Using a very traditional approach to teaching English, Seton's program is a thoroughly Catholic series of worktexts. I reviewed some but not all levels.
English for Young Catholics 1
An introduction to language arts, this book teaches sentences, nouns, pronouns, adjectives, and verbs. It also introduces creative writing, synonyms, homonyms, antonyms, rhyming, and contractions. An answer key is included at the back of the book. (not reviewed)
English for Young Catholics 2
In this second-grade book, a variety of exercises are used to teach alphabetizing, types of sentences, nouns, verbs, adverbs, pronouns, and adjectives. Among other skills covered are diagramming (introduced at the end of the book), contractions, letter writing, and story writing. Focus is primarily on grammar rather than composition.
English for Young Catholics 3
This level presents more instruction on composition than does the second-grade book, especially as it works on paragraph development. Using a variety of exercises, it reviews and expands coverage of nouns, verbs, pronouns, adjectives, adverbs, punctuation, capitalization, library/dictionary skills, and sentence diagramming. As in the earlier book, diagramming is presented in lessons at the end of the book. Illustrations are mostly black-and-white, mainly of saints and religious events in keeping with the thoroughly Catholic content of the book. (The content is actually so strong an education in Catholic history and thought that it might seem more important than the English skills being taught!) An answer key comes with the book.
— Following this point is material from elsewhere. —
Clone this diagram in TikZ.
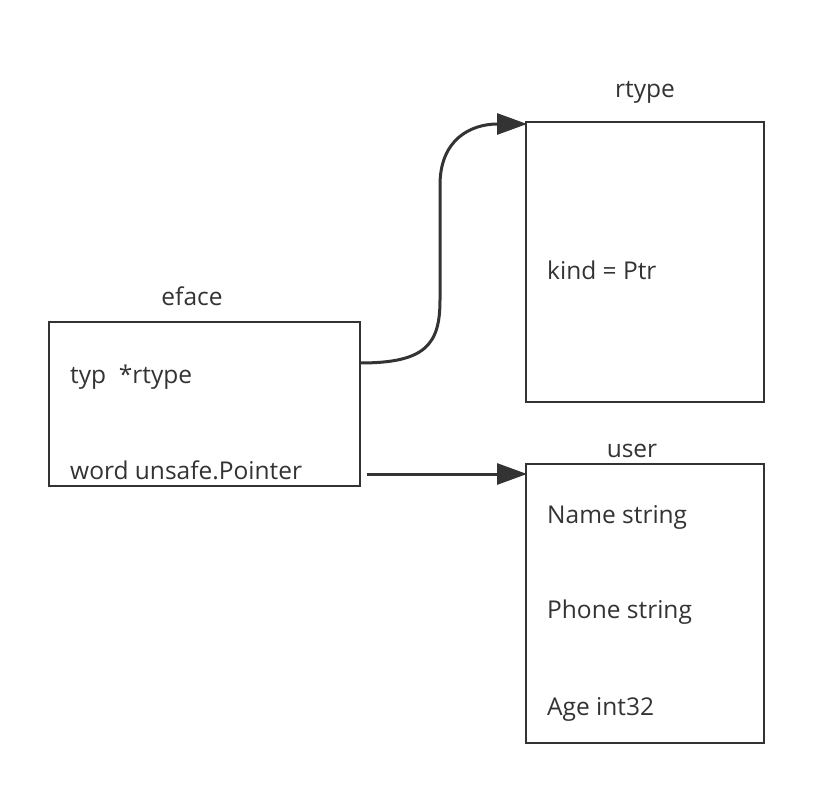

English for Young Catholics 4
See the review of the third-grade level book in this series. The format is similar, with content more advanced in difficulty.
English for Young Catholics 5
Not reviewed.
English for Young Catholics 6
A minimal amount of instruction, often appearing in a box at the top of a lesson, is coupled with student exercises to provide plenty of practice with grammar concepts. Topics covered include all eight parts of speech, sentences, phrases, clauses, punctuation, capitalization, and letter writing. The usages of the various parts of speech are covered (e.g., pronouns used as predicate nominatives). Curiously, students at this level are required to write many sentences, but the only longer composition work is a brief lesson on letter writing at the very end. Also, diagramming is not included as it is in the younger level texts in this series. (Seton does include a section on diagramming in their Lesson Plans for students enrolled in their grade 6 correspondence course, but if you use this text apart from the correspondence course, you might also wish to use a supplemental book on diagramming or leave it till 7th grade where the focus is on diagramming.) While the content is very Catholic, that content doesn't weigh more heavily than English instruction as it seems to in the third-grade book. An answer key comes with the book.
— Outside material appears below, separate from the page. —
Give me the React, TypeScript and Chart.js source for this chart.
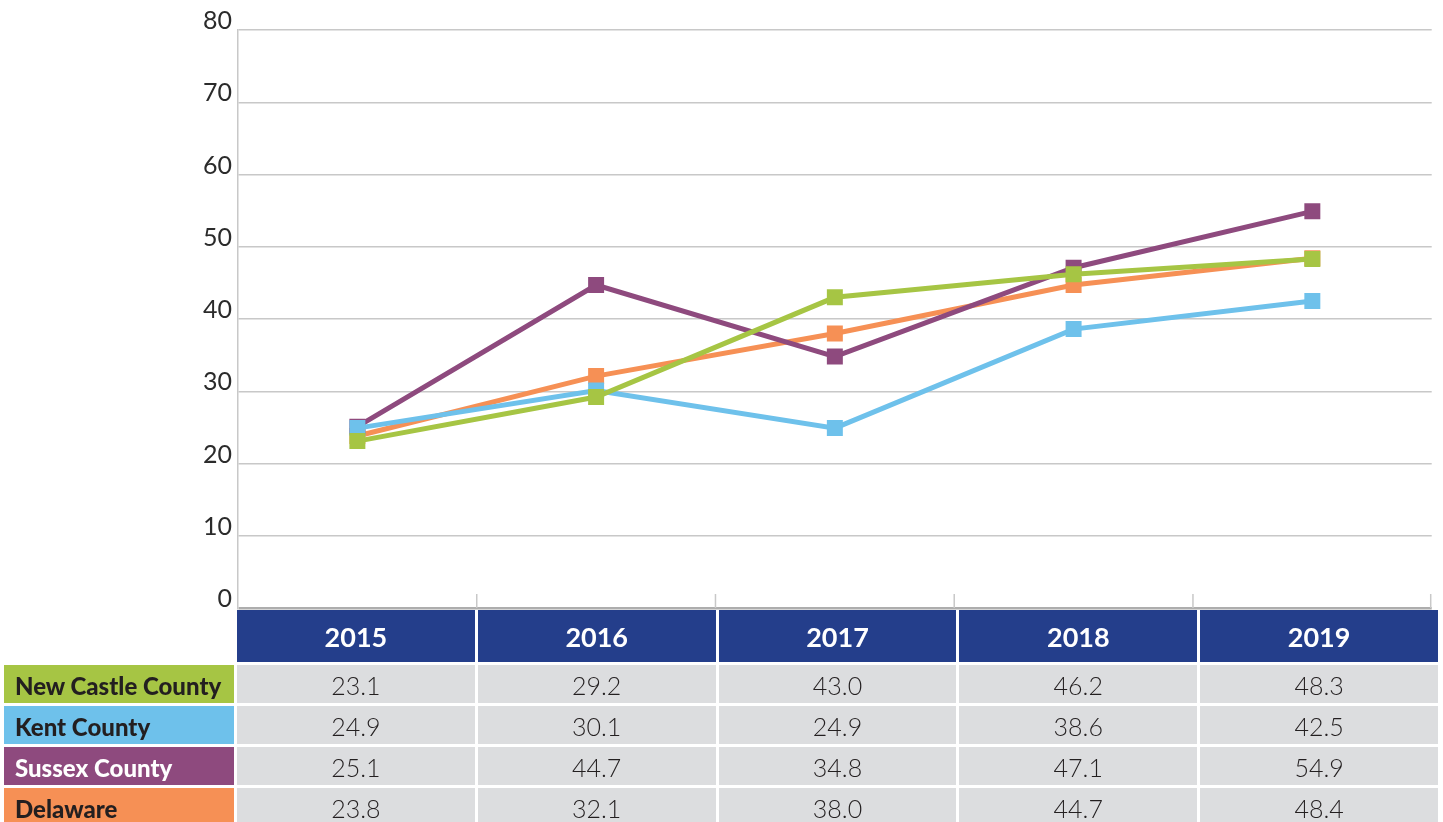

English 7 for Young Catholics
The seventh-grade course concentrates on parts of speech and diagramming. The answer key is included in the book. (Not reviewed.)
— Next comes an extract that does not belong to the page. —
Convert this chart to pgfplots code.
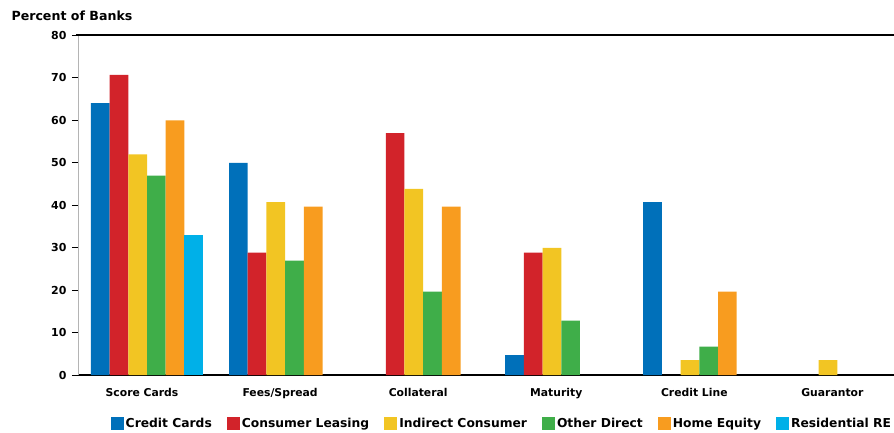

English for Young Catholics 8
This eighth-grade book has a very traditional format; it presents the rule, offers some examples, then provides an exercise—e.g., fill-in-the-blank, circling the correct choice, writing sentences containing particular elements. It covers all eight parts of speech, phrases, clauses, and sentences. Diagramming examples are included at the back of the book. The book has some black-and-white illustrations and some spot color, and it comes with an answer key.